The move is understandable from a storytelling standpoint:


Kings feel orderly and official.


Astrologer-sages feel ambiguous, esoteric, and (depending on who’s reading) suspiciously “woo-woo.”

So the tradition essentially takes a story that originally involved foreign star-readers recognizing divine significance and re-frames it into something more institutionally comfortable.


Astrologers complicate the story

Kings tighten up the narrative.

It’s one of history’s earliest examples of brand management.


Yes, Astrology Is Baked In (Whether That Makes People Nervous or Not)

If you’re interested in symbolism, Epiphany is a feast day where the central mechanism is a cosmic sign. That’s notable.

Epiphany preserves several themes that have a very particular flavor:


  • revelation mediated through the heavens
  • insight arriving through non-institutional channels
  • the possibility that truth may be recognized first by those outside the approved system

This is not an endorsement of contemporary horoscope culture, but it does reflect an understanding of the world in which celestial events carry meaning, and those trained to perceive them are taken seriously.


In early Christianity, Epiphany was sometimes emphasized even more than Christmas in certain regions, which is intriguing when you consider how easily Epiphany’s cosmological vibe edges close to the kinds of knowledge systems later institutions tend to regulate or sanitize.


The “Other Way Home” Clause: The Quiet Masterstroke


Matthew includes one detail that is both narratively practical and symbolically potent:


The Magi “returned to their country by another way.” On the surface, this is about avoiding Herod.On a symbolic level, it’s a perfect description of what revelation does.


Epiphany isn’t merely “new information.” It’s the kind of insight that alters your trajectory.
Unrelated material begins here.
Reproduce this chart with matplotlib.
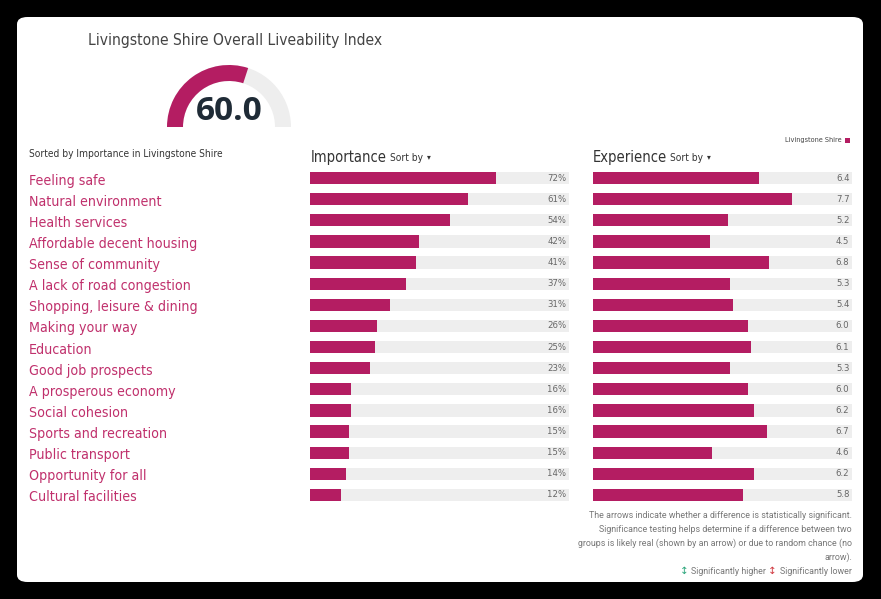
import matplotlib
matplotlib.use("Agg")
import matplotlib.pyplot as plt
from matplotlib import font_manager
from matplotlib.patches import FancyBboxPatch, Wedge, Rectangle
from matplotlib.transforms import blended_transform_factory

categories = ["Feeling safe", "Natural environment", "Health services",
              "Affordable decent housing", "Sense of community",
              "A lack of road congestion", "Shopping, leisure & dining",
              "Making your way", "Education", "Good job prospects",
              "A prosperous economy", "Social cohesion", "Sports and recreation",
              "Public transport", "Opportunity for all", "Cultural facilities"]
importance = [72, 61, 54, 42, 41, 37, 31, 26, 25, 23, 16, 16, 15, 15, 14, 12]
experience = [6.4, 7.7, 5.2, 4.5, 6.8, 5.3, 5.4, 6.0, 6.1, 5.3, 6.0, 6.2, 6.7, 4.6, 6.2, 5.8]
index_value = 60.0

W, H = 881, 599
MAGENTA = "#b41d62"
LABEL = "#c0306c"
TRACK = "#eeeeee"

# look for a condensed face, otherwise Roboto
cond = None
for f in font_manager.fontManager.ttflist:
    if ("Condensed" in f.fname or "Narrow" in f.fname) and "Bold" not in f.fname \
            and "Oblique" not in f.fname and "Italic" not in f.fname:
        cond = f.fname
        break
if cond:
    font_manager.fontManager.addfont(cond)
    narrow_prop = font_manager.FontProperties(fname=cond)
else:
    narrow_prop = font_manager.FontProperties(family="Roboto")
plt.rcParams["font.family"] = ["Roboto", "DejaVu Sans"]


def fx(x):
    return x / W


def fy(y):
    return 1 - y / H


def box(x0, y0, x1, y1):
    return [fx(x0), fy(y1), (x1 - x0) / W, (y1 - y0) / H]


def nt(size):
    p = narrow_prop.copy()
    p.set_size(size)
    return p


fig = plt.figure(figsize=(8.81, 5.99), dpi=100)
fig.patch.set_facecolor("black")
card = FancyBboxPatch((fx(17), fy(582)), fx(846), (582 - 17) / H,
                      boxstyle="round,pad=0,rounding_size=0.012",
                      transform=fig.transFigure, facecolor="white", edgecolor="none",
                      zorder=-5)
fig.patches.append(card)

fig.text(fx(88), fy(41), "Livingstone Shire Overall Liveability Index",
         ha="left", va="center", fontproperties=nt(11.2), color="#444444")

# gauge
gax = fig.add_axes(box(159, 60, 299, 135))
gax.set_xlim(-70, 70)
gax.set_ylim(-8, 67)
gax.axis("off")
gax.add_patch(Wedge((0, 0), 62, 0, 180, width=16, facecolor="#eeeeee", edgecolor="none"))
gax.add_patch(Wedge((0, 0), 62, 180 - 180 * index_value / 100, 180, width=16,
                    facecolor=MAGENTA, edgecolor="none"))
gax.text(0, 15, f"{index_value:.1f}", ha="center", va="center", fontsize=24,
         fontweight="bold", color="#1f2b36", family="Open Sans")

fig.text(fx(29), fy(154), "Sorted by Importance in Livingstone Shire",
         ha="left", va="center", fontproperties=nt(7.3), color="#333333")

n = len(categories)
rows = list(range(n))


def bar_panel(x0, x1, values, vmax, fmt):
    ax = fig.add_axes(box(x0, 167.5, x1, 505.5))
    ax.set_xlim(0, vmax)
    ax.set_ylim(n - 0.5, -0.5)
    ax.axis("off")
    ax.barh(rows, [vmax] * n, height=0.58, color=TRACK)
    ax.barh(rows, values, height=0.58, color=MAGENTA)
    for r, v in zip(rows, values):
        ax.text(vmax * 0.99, r, fmt(v), ha="right", va="center",
                fontproperties=nt(6.8), color="#666666")
    return ax

ax1 = bar_panel(310, 569, importance, 100, lambda v: f"{v}%")
ax2 = bar_panel(593, 852, experience, 10, lambda v: f"{v:.1f}")

tr = blended_transform_factory(fig.transFigure, ax1.transData)
for r, c in zip(rows, categories):
    ax1.text(fx(29), r + 0.12, c, transform=tr, ha="left", va="center",
             fontproperties=nt(10.2), color=LABEL)

# headers
for x, name in [(311, "Importance"), (593, "Experience")]:
    t = fig.text(fx(x), fy(157), name, ha="left", va="center",
                 fontproperties=nt(10.5), color="#333333")
    fig.canvas.draw()
    bb = t.get_window_extent()
    s = fig.text(bb.x1 / W + fx(3), fy(158), "Sort by", ha="left", va="center",
                 fontproperties=nt(7.3), color="#333333")
    fig.canvas.draw()
    fig.text(s.get_window_extent().x1 / W + fx(4), fy(157), "\u25be", ha="left", va="center",
             fontsize=5.5, color="#333333", family="DejaVu Sans")

fig.text(fx(842), fy(140), "Livingstone Shire", ha="right", va="center",
         fontproperties=nt(5.2), color="#444444")
fig.patches.append(Rectangle((fx(845), fy(143)), fx(5), 5 / H, transform=fig.transFigure,
                             facecolor=MAGENTA, edgecolor="none"))

notes = ["The arrows indicate whether a difference is statistically significant.",
         "Significance testing helps determine if a difference between two",
         "groups is likely real (shown by an arrow) or due to random chance (no",
         "arrow)."]
for i, line in enumerate(notes):
    fig.text(fx(852), fy(516 + 13.7 * i), line, ha="right", va="center",
             fontsize=6.4, color="#777777")

lo = fig.text(fx(852), fy(571), "Significantly lower", ha="right", va="center",
              fontsize=6.4, color="#777777")
fig.canvas.draw()
x = lo.get_window_extent().x0
a = fig.text(x / W - fx(3), fy(571), "\u2195", ha="right", va="center", fontsize=7.5,
             color="#d0383f", family="DejaVu Sans")
fig.canvas.draw()
x = a.get_window_extent().x0
hi = fig.text(x / W - fx(3), fy(571), "Significantly higher", ha="right", va="center",
              fontsize=6.4, color="#777777")
fig.canvas.draw()
x = hi.get_window_extent().x0
fig.text(x / W - fx(2), fy(571), "\u2195", ha="right", va="center", fontsize=7.5,
         color="#2aa57a", family="DejaVu Sans")

fig.savefig("out.png", dpi=100, facecolor=fig.get_facecolor())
You do not return to life the same way you arrived. You don’t just learn something, you become someone who now knows it.


This is why Epiphany has long been associated (in Christian imagination and beyond) with:

  • awakening
  • initiation
  • threshold crossing
  • irreversible understanding

If Christmas is a beginning, Epiphany is the moment the beginning means something.


A Star Date 444 Parallel: Recognition as the Real Romance Plot


This is where the Art & Relationships lens becomes useful.
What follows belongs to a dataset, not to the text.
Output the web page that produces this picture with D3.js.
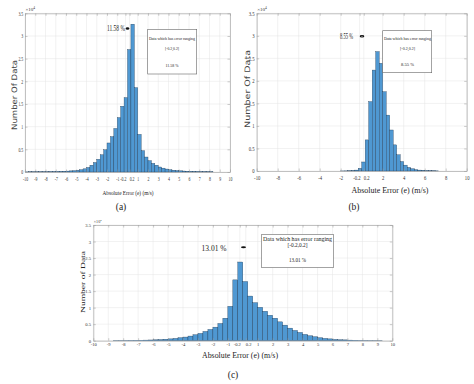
<!DOCTYPE html>
<html>
<head>
<meta charset="utf-8">
<script src="https://cdn.jsdelivr.net/npm/d3@7"></script>
<style>
  body { margin: 0; background: #fff; }
  svg { display: block; }
  text { font-family: "Liberation Serif", "Times New Roman", serif; }
</style>
</head>
<body>
<svg id="fig" width="474" height="384"></svg>
<script>
const binWidth = 1 / 3;

// (a) first bin edge and counts
const startA = -10;
const countsA = [30, 40, 40, 50, 50, 60, 70, 80, 90, 110, 130, 160, 200, 250, 300, 400, 500, 700,
  1000, 1500, 2100, 2800, 3800, 4900, 6400, 7800, 9600, 12000, 14500, 16400, 27000, 32600, 18600,
  8300, 4700, 3300, 2500, 1900, 1500, 1100, 850, 650, 500, 400, 320, 260, 210, 170, 140, 120, 100,
  90, 80, 70, 60];

// (b)
const startB = -2;
const countsB = [20, 30, 50, 100, 200, 600, 2000, 6900, 15400, 22400, 26500, 23900, 17600, 12400,
  9100, 5800, 3600, 2100, 1300, 800, 500, 300, 200, 150, 100, 70, 50, 30];

// (c)
const startC = -26 / 3;
const countsC = [60, 70, 80, 100, 120, 140, 180, 220, 280, 350, 450, 550, 700, 900, 1100, 1400, 1800,
  2200, 2800, 3400, 4100, 5200, 6800, 10400, 18400, 23800, 17900, 13500, 11500, 10100, 8900, 7700,
  6800, 5700, 4700, 3800, 3100, 2500, 1900, 1500, 1200, 900, 700, 550, 400, 300, 250, 180, 140, 100,
  80, 60, 50, 40];

const ticksA = [-10, -9, -8, -7, -6, -5, -4, -3, -2, -1, -0.2, 0.2, 1, 2, 3, 4, 5, 6, 7, 8, 9, 10];
const ticksB = [-10, -8, -6, -4, -2, -0.2, 0.2, 2, 4, 6, 8, 10];
const ticksC = ticksA;
const yTicks = [0, 5000, 10000, 15000, 20000, 25000, 30000, 35000];

const shares = ["11.58 %", "8.55 %", "13.01 %"];
const boxShares = ["11.58 %", "8.55 %", "13.01 %"];

const svg = d3.select("#fig");

function label(txt, x, y, size, opts = {}) {
  const t = svg.append("text")
    .attr("x", x).attr("y", y)
    .attr("font-size", size)
    .attr("fill", opts.fill || "#222")
    .attr("text-anchor", opts.anchor || "middle")
    .text(txt);
  if (opts.len) t.attr("textLength", opts.len).attr("lengthAdjust", "spacingAndGlyphs");
  if (opts.family) t.style("font-family", opts.family);
  if (opts.rotate) t.attr("transform", `rotate(-90,${x},${y})`);
  return t;
}

function drawPanel(p) {
  const x = d3.scaleLinear().domain([-10, 10]).range([p.left, p.right]);
  const y = d3.scaleLinear().domain([0, 35000]).range([p.bottom, p.top]);
  const g = svg.append("g");

  // grid
  g.append("g").selectAll("line").data(p.ticks).join("line")
    .attr("x1", d => x(d)).attr("x2", d => x(d))
    .attr("y1", p.top).attr("y2", p.bottom)
    .attr("stroke", "#e4e4e4").attr("stroke-width", 0.5);
  g.append("g").selectAll("line").data(yTicks).join("line")
    .attr("x1", p.left).attr("x2", p.right)
    .attr("y1", d => y(d)).attr("y2", d => y(d))
    .attr("stroke", "#e4e4e4").attr("stroke-width", 0.5);

  // bars
  const bins = p.counts.map((c, i) => ({ a: p.start + i * binWidth, b: p.start + (i + 1) * binWidth, c }));
  g.append("g").selectAll("rect").data(bins).join("rect")
    .attr("x", d => x(d.a))
    .attr("width", d => x(d.b) - x(d.a))
    .attr("y", d => y(d.c))
    .attr("height", d => p.bottom - y(d.c))
    .attr("fill", "#4f98d2")
    .attr("stroke", "#1d3852")
    .attr("stroke-width", 0.35);

  // axes: box with inward ticks on all four sides
  const styleAxis = sel => {
    sel.attr("font-family", null).attr("font-size", null);
    sel.select(".domain").attr("stroke", "#9a9a9a").attr("stroke-width", 0.6);
    sel.selectAll(".tick line").attr("stroke", "#9a9a9a").attr("stroke-width", 0.5);
    sel.selectAll(".tick text").attr("font-size", p.tickFont).attr("fill", "#333");
  };
  const bottom = g.append("g").attr("transform", `translate(0,${p.bottom})`)
    .call(d3.axisBottom(x).tickValues(p.ticks).tickSize(-2.5).tickSizeOuter(0)
      .tickPadding(p.xPad).tickFormat(d => String(d)))
    .call(styleAxis);
  // -0.2 and 0.2 sit almost on top of each other: push them apart a little
  bottom.selectAll(".tick text")
    .attr("transform", `scale(${p.squeeze},1)`)
    .attr("text-anchor", d => d === -0.2 ? "end" : d === 0.2 ? "start" : "middle")
    .attr("x", d => d === -0.2 ? 0.6 : d === 0.2 ? -0.6 : 0);
  g.append("g").attr("transform", `translate(0,${p.top})`)
    .call(d3.axisTop(x).tickValues(p.ticks).tickSize(-2.5).tickSizeOuter(0).tickFormat(""))
    .call(styleAxis);
  const leftAx = g.append("g").attr("transform", `translate(${p.left},0)`)
    .call(d3.axisLeft(y).tickValues(yTicks).tickSize(-2.5).tickSizeOuter(0)
      .tickPadding(p.yPad).tickFormat(d => String(d / 1e4)))
    .call(styleAxis);
  leftAx.selectAll(".tick text").attr("transform", `scale(${p.squeeze},1)`);
  g.append("g").attr("transform", `translate(${p.right},0)`)
    .call(d3.axisRight(y).tickValues(yTicks).tickSize(-2.5).tickSizeOuter(0).tickFormat(""))
    .call(styleAxis);

  // x10^4 exponent
  const ex = svg.append("text").attr("x", p.left + 0.5).attr("y", p.top - 2.5)
    .attr("font-size", p.tickFont - 0.5).attr("fill", "#333");
  ex.append("tspan").text("\u00d710");
  ex.append("tspan").attr("dy", -2).attr("font-size", p.tickFont - 2).text("4");
}

// (a)
drawPanel({ left: 25, right: 230, top: 13.3, bottom: 172, start: startA, counts: countsA,
  ticks: ticksA, tickFont: 5.5, xPad: 5, yPad: 2.5, squeeze: 0.7 });
// (b)
drawPanel({ left: 256.7, right: 466.7, top: 13.3, bottom: 171, start: startB, counts: countsB,
  ticks: ticksB, tickFont: 5.5, xPad: 5, yPad: 2.5, squeeze: 0.85 });
// (c)
drawPanel({ left: 93.3, right: 392.3, top: 225, bottom: 340.7, start: startC, counts: countsC,
  ticks: ticksC, tickFont: 4.6, xPad: 2.5, yPad: 2.3, squeeze: 1 });

// axis titles
label("Absolute Error (e) (m/s)", 128, 195, 7, { len: 51 });
label("Absolute Error (e) (m/s)", 390, 193, 7.5, { len: 77 });
label("Absolute Error (e) (m/s)", 240, 358, 7.5, { len: 76 });
label("Number Of Data", 16.5, 95, 7.5, { len: 70, rotate: true, fill: "#444", family: "'DejaVu Sans', sans-serif" });
label("Number Of Data", 249.5, 89, 7.5, { len: 78, rotate: true, fill: "#444", family: "'DejaVu Sans', sans-serif" });
label("Number of Data", 85, 282, 7, { len: 62, rotate: true });

// panel captions
label("(a)", 121, 210, 9.5);
label("(b)", 354, 210, 9.5);
label("(c)", 233, 378, 9.5);

// peak-share callouts
label(shares[0], 116, 31, 8, { len: 18 });
svg.append("ellipse").attr("cx", 127.5).attr("cy", 28.5).attr("rx", 1.8).attr("ry", 1.3).attr("fill", "#111");
label(shares[1], 346.5, 39, 8, { len: 13 });
svg.append("ellipse").attr("cx", 362).attr("cy", 36.3).attr("rx", 2.3).attr("ry", 1.3).attr("fill", "#111");
svg.append("circle").attr("cx", 362).attr("cy", 36.3).attr("r", 0.5).attr("fill", "#fff");
label(shares[2], 214, 251, 7.5, { len: 25 });
svg.append("ellipse").attr("cx", 243.5).attr("cy", 247.3).attr("rx", 2.5).attr("ry", 1).attr("fill", "#111");

// info boxes
const boxes = [
  { x: 147.7, y: 29.3, w: 49, h: 44.7, cx: 172, l1: 39.5, l2: 49.5, l3: 67, f: 5, w1: 46, w2: 14, w3: 13, share: boxShares[0] },
  { x: 382.7, y: 30.7, w: 49, h: 42, cx: 407.5, l1: 39.5, l2: 49.5, l3: 66, f: 5, w1: 47, w2: 15, w3: 13, share: boxShares[1] },
  { x: 261.7, y: 234.3, w: 71.6, h: 33.4, cx: 297.5, l1: 240.8, l2: 246.8, l3: 261.8, f: 5.3, w1: 69, w2: 20, w3: 17, share: boxShares[2] }
];
boxes.forEach(b => {
  svg.append("rect").attr("x", b.x).attr("y", b.y).attr("width", b.w).attr("height", b.h)
    .attr("fill", "#fff").attr("stroke", "#666").attr("stroke-width", 0.6);
  label("Data which has error ranging", b.cx, b.l1, b.f, { len: b.w1 });
  label("[-0.2,0.2]", b.cx, b.l2, b.f, { len: b.w2 });
  label(b.share, b.cx, b.l3, b.f, { len: b.w3 });
});
</script>
</body>
</html>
In modern dating culture, we often frame romance as discovery, “finding” someone. But a more accurate frame, arguably the more mature one is recognition.
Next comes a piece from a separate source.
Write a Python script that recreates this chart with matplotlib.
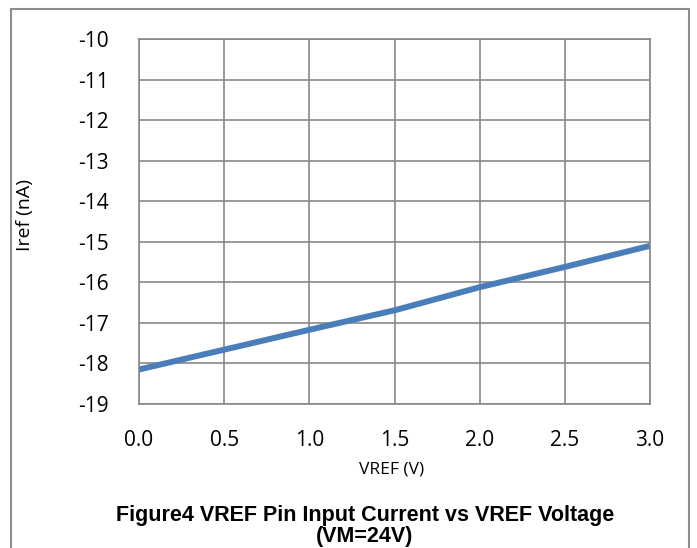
import matplotlib
matplotlib.use("Agg")
import matplotlib.pyplot as plt
from matplotlib.patches import Rectangle

vref = [0.0, 0.5, 1.0, 1.5, 2.0, 2.5, 3.0]
iref = [-18.15, -17.66, -17.17, -16.69, -16.12, -15.62, -15.10]
xticks = [0.0, 0.5, 1.0, 1.5, 2.0, 2.5, 3.0]
xtick_labels = ["0.0", "0.5", "1.0", "1.5", "2.0", "2.5", "3.0"]
yticks = [-19, -18, -17, -16, -15, -14, -13, -12, -11, -10]
ytick_labels = [str(v) for v in yticks]

W, H = 697, 548
fig = plt.figure(figsize=(W/100, H/100), dpi=100)
ax = fig.add_axes([139/W, 1-404/H, (650-139)/W, (404-39)/H])

grid_c = "#898989"
ax.plot(vref, iref, color="#4a7ebb", lw=4.3, solid_capstyle="butt")
ax.set_xlim(0, 3)
ax.set_ylim(-19, -10)
ax.set_xticks(xticks)
ax.set_xticklabels(xtick_labels)
ax.set_yticks(yticks)
ax.set_yticklabels(ytick_labels)
ax.grid(True, color=grid_c, lw=1.2)
for s in ax.spines.values():
    s.set_color(grid_c)
    s.set_linewidth(1.2)
ax.tick_params(length=0, labelsize=15, labelcolor="black")
for lab in ax.get_xticklabels() + ax.get_yticklabels():
    lab.set_family("Open Sans")
ax.tick_params(axis="y", pad=22)
ax.tick_params(axis="x", pad=18.5)

fig.text(25/W, 1-215/H, "Iref (nA)", rotation=90, ha="center", va="center",
         fontsize=14, family="Open Sans")
fig.text(392/W, 1-470/H, "VREF (V)", ha="center", va="center",
         fontsize=12.5, family="Open Sans")
fig.text(365/W, 1-526/H, "Figure4 VREF Pin Input Current vs VREF Voltage\n(VM=24V)",
         ha="center", va="center", fontsize=15.5, fontweight="bold",
         family="Liberation Sans", linespacing=0.95)

fig.patches.append(Rectangle((11/W, -0.05), (689-11)/W, 1.05-9/H,
                             transform=fig.transFigure, fill=False,
                             edgecolor="#8c8c8c", lw=1.5, clip_on=False))

fig.savefig("out.png", dpi=100)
You can “meet” countless people.

You can “date” people who are perfectly pleasant.

You can even experience chemistry.


But recognition, being seen and seeing back is rarer. And it changes the entire tone of connection.


Star Date 444, as a concept and a brand, is essentially playing in Epiphany territory, the idea that meaningful relationships aren’t just stumbled into, they are recognized, and that recognition is tied to perception, readiness, and often whether metaphorically or spiritually timing.


If Christmas energy is “love is possible,” Epiphany energy is “love is visible.”


And for anyone who has ever felt oddly invisible while technically in a relationship, that distinction lands.


Epiphany’s Question for the Modern Reader


Epiphany, at its core, raises a delightfully uncomfortable question:


Who notices the sacred first: the insiders… or the observers?


Or translated into relationship terms:

  • Do you choose people who can perceive you accurately?
  • Do you reward attention, or do you hold out for recognition?
  • And when something real shows up, do you recognize it… or do you route it through old patterns?

Because the Magi weren’t just wanderers with gift bags. They were practiced noticers. They read signs. They interpreted meaning. They acted on insight. And then they took the “other way home.”


Which is, honestly, an excellent life strategy.


Epiphany rarely gets the spotlight, perhaps because it asks more of us than celebration. It asks discernment. Attention. A willingness to admit that recognition does not always come from power, proximity, or familiarity but from those who know how to notice. In art, in relationships, and in life, that skill is everything. This is why Epiphany has always felt less like a holiday to me and more like a skill learning how to recognize what matters.